After filing, the court may schedule a hearing. At the hearing, you may need to show that sealing or expungement serves the interests of justice. The prosecution can object, and the judge weighs factors like the nature of the original charge, your criminal history, and how much time has passed. If the court grants the petition, the records are sealed or destroyed depending on your state’s process. If denied, most jurisdictions allow you to appeal or refile after a waiting period.

Updating Your FBI Record

Here’s a step that many people miss: a state court expungement doesn’t automatically update your FBI criminal history record. The FBI maintains its own database, and for state-level arrests, the responsibility falls on the state identification bureau to report the expungement to the FBI. If the update doesn’t happen, your dismissed and expunged case could still appear on federal background checks. You can request a copy of your FBI Identity History Summary to verify that it reflects the expungement, and if it doesn’t, you can challenge the record at no cost. The FBI typically processes challenges within about 45 days.6Federal Bureau of Investigation. Identity History Summary Checks Frequently Asked Questions

Federal arrest data is a different matter. The FBI will only remove a federal arrest from its files at the request of the original submitting agency or upon receipt of a federal court order specifically directing expungement.6Federal Bureau of Investigation.
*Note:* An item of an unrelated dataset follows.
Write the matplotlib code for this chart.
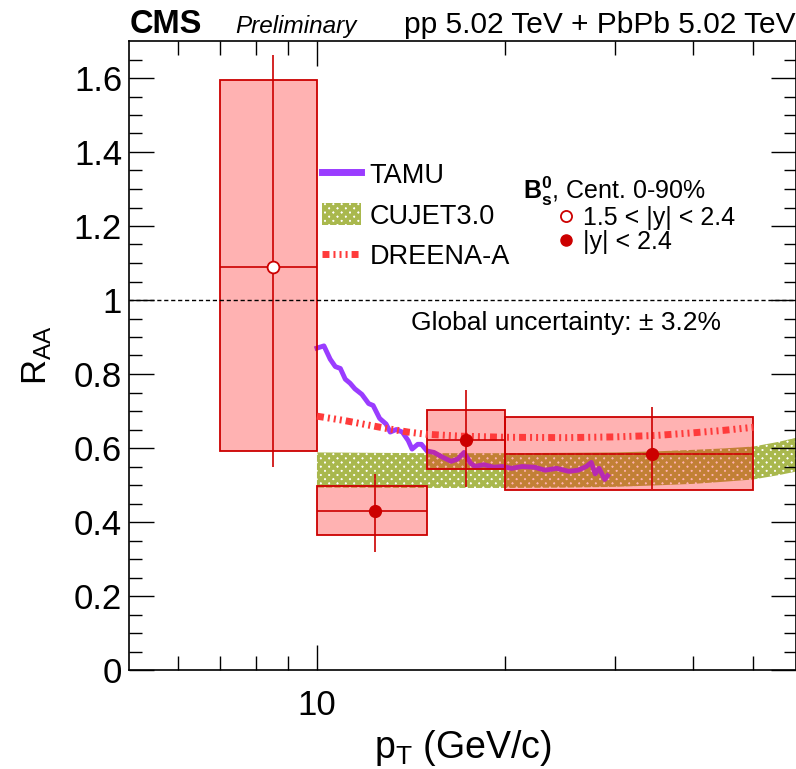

Identity History Summary Checks Frequently Asked Questions

Automatic Record Clearing (Clean Slate Laws)

A growing number of states have passed laws that automatically seal or expunge certain records without requiring you to file a petition. Currently, about 20 states have at least one automatic record-clearing provision on the books.7National Conference of State Legislatures. Automatic Clearing of Records

The details vary significantly. Some highlights of how different states handle dismissed cases:

  • No waiting period: Some states automatically seal all non-conviction records, including dismissals, with no waiting period at all.
  • Short waiting periods: Several states require one to two years to pass after the arrest before automatic clearing kicks in for dismissed misdemeanor charges. Dismissed felony charges often require longer, sometimes three to four years.
  • Dismissal type matters: Some states limit automatic clearing to dismissals with prejudice or acquittals, excluding cases dismissed as part of a plea bargain in another case.
  • Prosecutor objection window: A few states give prosecutors a window, often 60 days, to object before the automatic expungement takes effect.

If you live in a state with automatic clearing, check whether your dismissed case qualifies. The timelines and eligibility rules differ enough that you shouldn’t assume your record has been cleared just because a law exists. Some states are still phasing in their systems, and backlogs can delay processing by months or years.7National Conference of State Legislatures. Automatic Clearing of Records

Immigration Consequences

For noncitizens, a dismissed case carries risks that go well beyond what U.S. citizens face. Federal immigration law uses its own definition of “conviction” that is broader than what most people expect. Under the Immigration and Nationality Act, a “conviction” exists if a judge or jury found you guilty, or you entered a guilty plea or admitted sufficient facts to warrant a finding of guilt, and the judge imposed some form of punishment or restraint on your liberty. The key point: even if the charges were later dismissed, the federal government can still treat the case as a conviction for immigration purposes if you made an admission of guilt and received any penalty, including probation.8Office of the Law Revision Counsel. 8 USC 1101 – Definitions

USCIS applies this definition when evaluating visa applications, green card petitions, naturalization requests, and deportation proceedings. A deferred adjudication where you pleaded guilty, completed probation, and had the charges dismissed will likely count as a conviction. By contrast, a pre-plea diversion program where no guilty plea was entered and no admission of facts was made should not be treated as a conviction.9USCIS. USCIS Policy Manual Volume 12 Part F Chapter 2 – Adjudicative Factors

If you’re a noncitizen facing criminal charges, the type of dismissal you negotiate matters enormously. A straight dismissal with no admission of guilt is far safer for immigration purposes than a deferred adjudication that requires a guilty plea.

Disclosure Requirements

Whether you need to disclose a dismissed case depends entirely on who’s asking and how they phrase the question. Most job applications that ask about criminal history limit the question to convictions. If the question says “Have you ever been convicted of a crime?” a dismissed case is not a conviction, and you can honestly answer no. But some applications ask about arrests or charges, which would include dismissed cases. Read the exact wording carefully.

Professional Licensing

Certain regulated professions require disclosure of dismissed cases regardless of outcome. In the securities industry, for example, FINRA’s Form U4 asks whether you have ever been “charged” with a felony. It also asks about misdemeanor charges involving fraud, false statements, forgery, or investment-related misconduct. A dismissed charge still triggers a “yes” answer if it falls into those categories. The form includes “dismissed” as a disposition option, so you disclose the charge and then explain the outcome.10FINRA. Uniform Application for Securities Industry Registration or Transfer

Similar disclosure rules exist in fields like law enforcement, healthcare, childcare, and education. The pattern is the same: if the application asks about charges or arrests rather than convictions, a dismissal doesn’t let you off the hook. Failing to disclose when required is usually treated more seriously than the underlying dismissed charge itself.

International Travel

A dismissed case can also affect your ability to enter other countries. Canada, for example, may consider a person inadmissible based on a criminal charge that occurred outside of Canada, even if the charge was dismissed. A traveler in that situation may need to provide complete details of the charges, court disposition, and applicable foreign law to a border officer for an admissibility determination.11U.S. Courts. Travel to Canada – Determining Inadmissibility

If the charge was dismissed for an offense that occurred within Canada, the traveler is generally not considered inadmissible. The distinction between where the offense occurred and where it was charged is one that catches many travelers off guard. If you have any criminal history and plan to travel internationally, checking the entry requirements of your destination country before booking flights can save you from being turned away at the border.